Shame On The García Márquez Heirs — Cashing In On The "Scraps" Of A Legend

A decision to publish a sketchy manuscript as a posthumous novel by the late Gabriel García Márquez would have horrified Colombia's Nobel laureate, given his painstaking devotion to the precision of the written word.

Photo of a window with a sticker of the face of Gabriel Garcia Marquez with butterfly notes at Guadalajara's International Book Fair.

Poster of Gabriel Garcia Marquez at Guadalajara's International Book Fair.

Juan David Torres Duarte

-Essay-

BOGOTÁ — When a writer dies, there are several ways of administering the literary estate, depending on the ambitions of the heirs. One is to exercise a millimetric check on any use or edition of the author's works, in the manner of James Joyce's nephew, Stephen, who inherited his literary rights.
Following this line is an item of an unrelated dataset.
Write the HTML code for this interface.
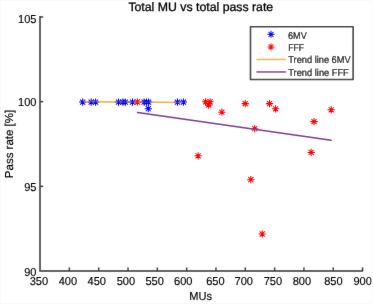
<!DOCTYPE html>
<html><head><meta charset="utf-8"><style>
html,body{margin:0;padding:0;background:#fff;}
svg{display:block;} text{will-change:transform;text-rendering:geometricPrecision;}
</style></head><body>
<svg width="373" height="304" viewBox="0 0 373 304">
<defs><filter id="bl" x="0" y="0" width="373" height="304" filterUnits="userSpaceOnUse"><feConvolveMatrix order="3" kernelMatrix="0.0036 0.0528 0.0036 0.0528 0.7744 0.0528 0.0036 0.0528 0.0036" preserveAlpha="false" edgeMode="duplicate"/></filter></defs>
<rect width="373" height="304" fill="#fff"/>
<g filter="url(#bl)">
<path d="M0 0.5H373M372.5 0V304M0 303.5H373M0.5 0V304" stroke="#fafafa" stroke-width="1" fill="none"/>
<path d="M40 16V271H363" stroke="#666666" stroke-width="2" fill="none" stroke-linejoin="round"/>
<g stroke="#404040" stroke-width="1.5">
<path d="M69.38 267.4V271"/>
<path d="M98.70 267.4V271"/>
<path d="M128.02 267.4V271"/>
<path d="M157.34 267.4V271"/>
<path d="M186.66 267.4V271"/>
<path d="M215.98 267.4V271"/>
<path d="M245.30 267.4V271"/>
<path d="M274.62 267.4V271"/>
<path d="M303.94 267.4V271"/>
<path d="M333.26 267.4V271"/>
<path d="M362.58 267.4V271"/>
<path d="M40 186.34H43.2"/>
<path d="M40 101.67H43.2"/>
<path d="M40 17.00H43.2"/>
</g>
<g font-family="Liberation Sans" font-size="11.5" fill="#000" stroke="#000" stroke-width="0.15">
<text transform="translate(38.85,285.3) scale(0.96,1)" text-anchor="middle">350</text>
<text transform="translate(67.90,285.3) scale(0.96,1)" text-anchor="middle">400</text>
<text transform="translate(96.80,285.3) scale(0.96,1)" text-anchor="middle">450</text>
<text transform="translate(125.90,285.3) scale(0.96,1)" text-anchor="middle">500</text>
<text transform="translate(154.60,285.3) scale(0.96,1)" text-anchor="middle">550</text>
<text transform="translate(183.30,285.3) scale(0.96,1)" text-anchor="middle">600</text>
<text transform="translate(215.40,285.3) scale(0.96,1)" text-anchor="middle">650</text>
<text transform="translate(243.80,285.3) scale(0.96,1)" text-anchor="middle">700</text>
<text transform="translate(272.90,285.3) scale(0.96,1)" text-anchor="middle">750</text>
<text transform="translate(301.90,285.3) scale(0.96,1)" text-anchor="middle">800</text>
<text transform="translate(333.40,285.3) scale(0.96,1)" text-anchor="middle">850</text>
<text transform="translate(362.60,285.3) scale(0.96,1)" text-anchor="middle">900</text>
<text transform="translate(36.5,275.80) scale(0.96,1)" text-anchor="end">90</text>
<text transform="translate(36.5,191.34) scale(0.96,1)" text-anchor="end">95</text>
<text transform="translate(36.5,106.37) scale(0.96,1)" text-anchor="end">100</text>
<text transform="translate(36.5,22.60) scale(0.96,1)" text-anchor="end">105</text>
<text transform="translate(200.6,300.2) scale(0.96,1)" text-anchor="middle">MUs</text>
<text transform="translate(13.0,144.0) rotate(-90)" text-anchor="middle">Pass rate [%]</text>
</g>
<text x="128.4" y="11.45" font-family="Liberation Sans" font-size="12.3" fill="#000" stroke="#000" stroke-width="0.3" textLength="144.8" lengthAdjust="spacingAndGlyphs">Total MU vs total pass rate</text>
<path d="M83.0 101.66L183 102.48" stroke="#EDB24A" stroke-width="1.55" fill="none"/>
<g stroke-width="1.05" fill="none">
<path d="M79.10 102.07H86.30M82.70 98.47V105.67M80.15 99.52L85.25 104.62M80.15 104.62L85.25 99.52" stroke="#0000ff"/>
<path d="M87.55 102.07H94.75M91.15 98.47V105.67M88.60 99.52L93.70 104.62M88.60 104.62L93.70 99.52" stroke="#0000ff"/>
<path d="M92.00 102.07H99.20M95.60 98.47V105.67M93.05 99.52L98.15 104.62M93.05 104.62L98.15 99.52" stroke="#0000ff"/>
<path d="M114.90 102.07H122.10M118.50 98.47V105.67M115.95 99.52L121.05 104.62M115.95 104.62L121.05 99.52" stroke="#0000ff"/>
<path d="M119.30 102.07H126.50M122.90 98.47V105.67M120.35 99.52L125.45 104.62M120.35 104.62L125.45 99.52" stroke="#0000ff"/>
<path d="M121.70 102.07H128.90M125.30 98.47V105.67M122.75 99.52L127.85 104.62M122.75 104.62L127.85 99.52" stroke="#0000ff"/>
<path d="M128.90 102.07H136.10M132.50 98.47V105.67M129.95 99.52L135.05 104.62M129.95 104.62L135.05 99.52" stroke="#0000ff"/>
<path d="M140.50 102.07H147.70M144.10 98.47V105.67M141.55 99.52L146.65 104.62M141.55 104.62L146.65 99.52" stroke="#0000ff"/>
<path d="M142.90 102.07H150.10M146.50 98.47V105.67M143.95 99.52L149.05 104.62M143.95 104.62L149.05 99.52" stroke="#0000ff"/>
<path d="M145.00 102.07H152.20M148.60 98.47V105.67M146.05 99.52L151.15 104.62M146.05 104.62L151.15 99.52" stroke="#0000ff"/>
<path d="M173.90 102.07H181.10M177.50 98.47V105.67M174.95 99.52L180.05 104.62M174.95 104.62L180.05 99.52" stroke="#0000ff"/>
<path d="M179.80 102.07H187.00M183.40 98.47V105.67M180.85 99.52L185.95 104.62M180.85 104.62L185.95 99.52" stroke="#0000ff"/>
<path d="M144.70 108.70H151.90M148.30 105.10V112.30M145.75 106.15L150.85 111.25M145.75 111.25L150.85 106.15" stroke="#0000ff"/>
<path d="M133.80 102.00H141.00M137.40 98.40V105.60M134.85 99.45L139.95 104.55M134.85 104.55L139.95 99.45" stroke="#ff0000"/>
<path d="M202.00 101.80H209.20M205.60 98.20V105.40M203.05 99.25L208.15 104.35M203.05 104.35L208.15 99.25" stroke="#ff0000"/>
<path d="M206.50 101.80H213.70M210.10 98.20V105.40M207.55 99.25L212.65 104.35M207.55 104.35L212.65 99.25" stroke="#ff0000"/>
<path d="M205.10 105.10H212.30M208.70 101.50V108.70M206.15 102.55L211.25 107.65M206.15 107.65L211.25 102.55" stroke="#ff0000"/>
<path d="M218.30 112.20H225.50M221.90 108.60V115.80M219.35 109.65L224.45 114.75M219.35 114.75L224.45 109.65" stroke="#ff0000"/>
<path d="M241.60 103.60H248.80M245.20 100.00V107.20M242.65 101.05L247.75 106.15M242.65 106.15L247.75 101.05" stroke="#ff0000"/>
<path d="M265.90 103.60H273.10M269.50 100.00V107.20M266.95 101.05L272.05 106.15M266.95 106.15L272.05 101.05" stroke="#ff0000"/>
<path d="M272.00 108.80H279.20M275.60 105.20V112.40M273.05 106.25L278.15 111.35M273.05 111.35L278.15 106.25" stroke="#ff0000"/>
<path d="M251.10 128.70H258.30M254.70 125.10V132.30M252.15 126.15L257.25 131.25M252.15 131.25L257.25 126.15" stroke="#ff0000"/>
<path d="M327.60 109.80H334.80M331.20 106.20V113.40M328.65 107.25L333.75 112.35M328.65 112.35L333.75 107.25" stroke="#ff0000"/>
<path d="M310.40 121.60H317.60M314.00 118.00V125.20M311.45 119.05L316.55 124.15M311.45 124.15L316.55 119.05" stroke="#ff0000"/>
<path d="M307.60 152.40H314.80M311.20 148.80V156.00M308.65 149.85L313.75 154.95M308.65 154.95L313.75 149.85" stroke="#ff0000"/>
<path d="M194.50 155.80H201.70M198.10 152.20V159.40M195.55 153.25L200.65 158.35M195.55 158.35L200.65 153.25" stroke="#ff0000"/>
<path d="M247.20 179.70H254.40M250.80 176.10V183.30M248.25 177.15L253.35 182.25M248.25 182.25L253.35 177.15" stroke="#ff0000"/>
<path d="M258.60 234.00H265.80M262.20 230.40V237.60M259.65 231.45L264.75 236.55M259.65 236.55L264.75 231.45" stroke="#ff0000"/>
</g>
<path d="M83.0 101.66L183 102.48" stroke="#EDB24A" stroke-width="1.1" stroke-opacity="0.55" fill="none"/>
<circle cx="82.70" cy="102.07" r="0.9" fill="#101060" fill-opacity="0.7"/>
<circle cx="91.15" cy="102.07" r="0.9" fill="#101060" fill-opacity="0.7"/>
<circle cx="95.60" cy="102.07" r="0.9" fill="#101060" fill-opacity="0.7"/>
<circle cx="118.50" cy="102.07" r="0.9" fill="#101060" fill-opacity="0.7"/>
<circle cx="122.90" cy="102.07" r="0.9" fill="#101060" fill-opacity="0.7"/>
<circle cx="125.30" cy="102.07" r="0.9" fill="#101060" fill-opacity="0.7"/>
<circle cx="132.50" cy="102.07" r="0.9" fill="#101060" fill-opacity="0.7"/>
<circle cx="144.10" cy="102.07" r="0.9" fill="#101060" fill-opacity="0.7"/>
<circle cx="146.50" cy="102.07" r="0.9" fill="#101060" fill-opacity="0.7"/>
<circle cx="148.60" cy="102.07" r="0.9" fill="#101060" fill-opacity="0.7"/>
<circle cx="177.50" cy="102.07" r="0.9" fill="#101060" fill-opacity="0.7"/>
<circle cx="183.40" cy="102.07" r="0.9" fill="#101060" fill-opacity="0.7"/>
<circle cx="137.40" cy="102.00" r="0.8" fill="#601010" fill-opacity="0.6"/>
<path d="M137.6 112.5L331.2 140.2" stroke="#7C3F8F" stroke-width="1.45" stroke-linecap="round" fill="none"/>
<rect x="250.5" y="26.8" width="102.6" height="52.7" fill="#fff" stroke="#454545" stroke-width="1.6" stroke-linejoin="round"/>
<g stroke-width="1.05" fill="none">
<path d="M267.50 34.35H274.50M271.00 30.85V37.85M268.53 31.88L273.47 36.82M268.53 36.82L273.47 31.88" stroke="#0000ff"/>
<path d="M267.50 46.90H274.50M271.00 43.40V50.40M268.53 44.43L273.47 49.37M268.53 49.37L273.47 44.43" stroke="#ff0000"/>
</g>
<path d="M256.4 59.45H285.9" stroke="#EDB24A" stroke-width="1.45"/>
<path d="M256.4 71.95H285.9" stroke="#7C3F8F" stroke-width="1.5"/>
<g font-family="Liberation Sans" font-size="9.9" fill="#000" stroke="#000" stroke-width="0.2">
<text x="288.0" y="38.8" textLength="18.8" lengthAdjust="spacingAndGlyphs">6MV</text>
<text x="288.2" y="51.0" textLength="15.9" lengthAdjust="spacingAndGlyphs">FFF</text>
<text x="288.3" y="63.2" textLength="62.3" lengthAdjust="spacingAndGlyphs">Trend line 6MV</text>
<text x="288.3" y="75.5" textLength="60.5" lengthAdjust="spacingAndGlyphs">Trend line FFF</text>
</g>
</g>
</svg>
</body></html>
He refused to let even academic papers quote from Joyce's landmark novel, Ulysses.

Or, you continue to publish the works, making small additions to their corpus, as with Italo Calvino, Samuel Beckett and Clarice Lispector, or none at all, which will probably happen with Milan Kundera and Cormac McCarthy.

Another way is to seek out every scrap of paper the author left and every little word that was jotted down — on a piece of cloth, say — and drip-feed them to publishers every two to three years with great pomp and publicity, to revive the writer's renown.

This has happened with the Argentine Julio Cortázar (who seems to have sold more books dead than alive), the French author Albert Camus (now with 200 volumes of personal and unfinished works) and with the Chilean author Roberto Bolaño. The latter's posthumous oeuvre is so abundant I am starting to wonder if his heirs haven't hired a ghost writer — typing and smoking away in some bedsit in Barcelona — to churn out "newly discovered" works.

Which group, I wonder, will our late, great novelist Gabriel García Márquez fit into?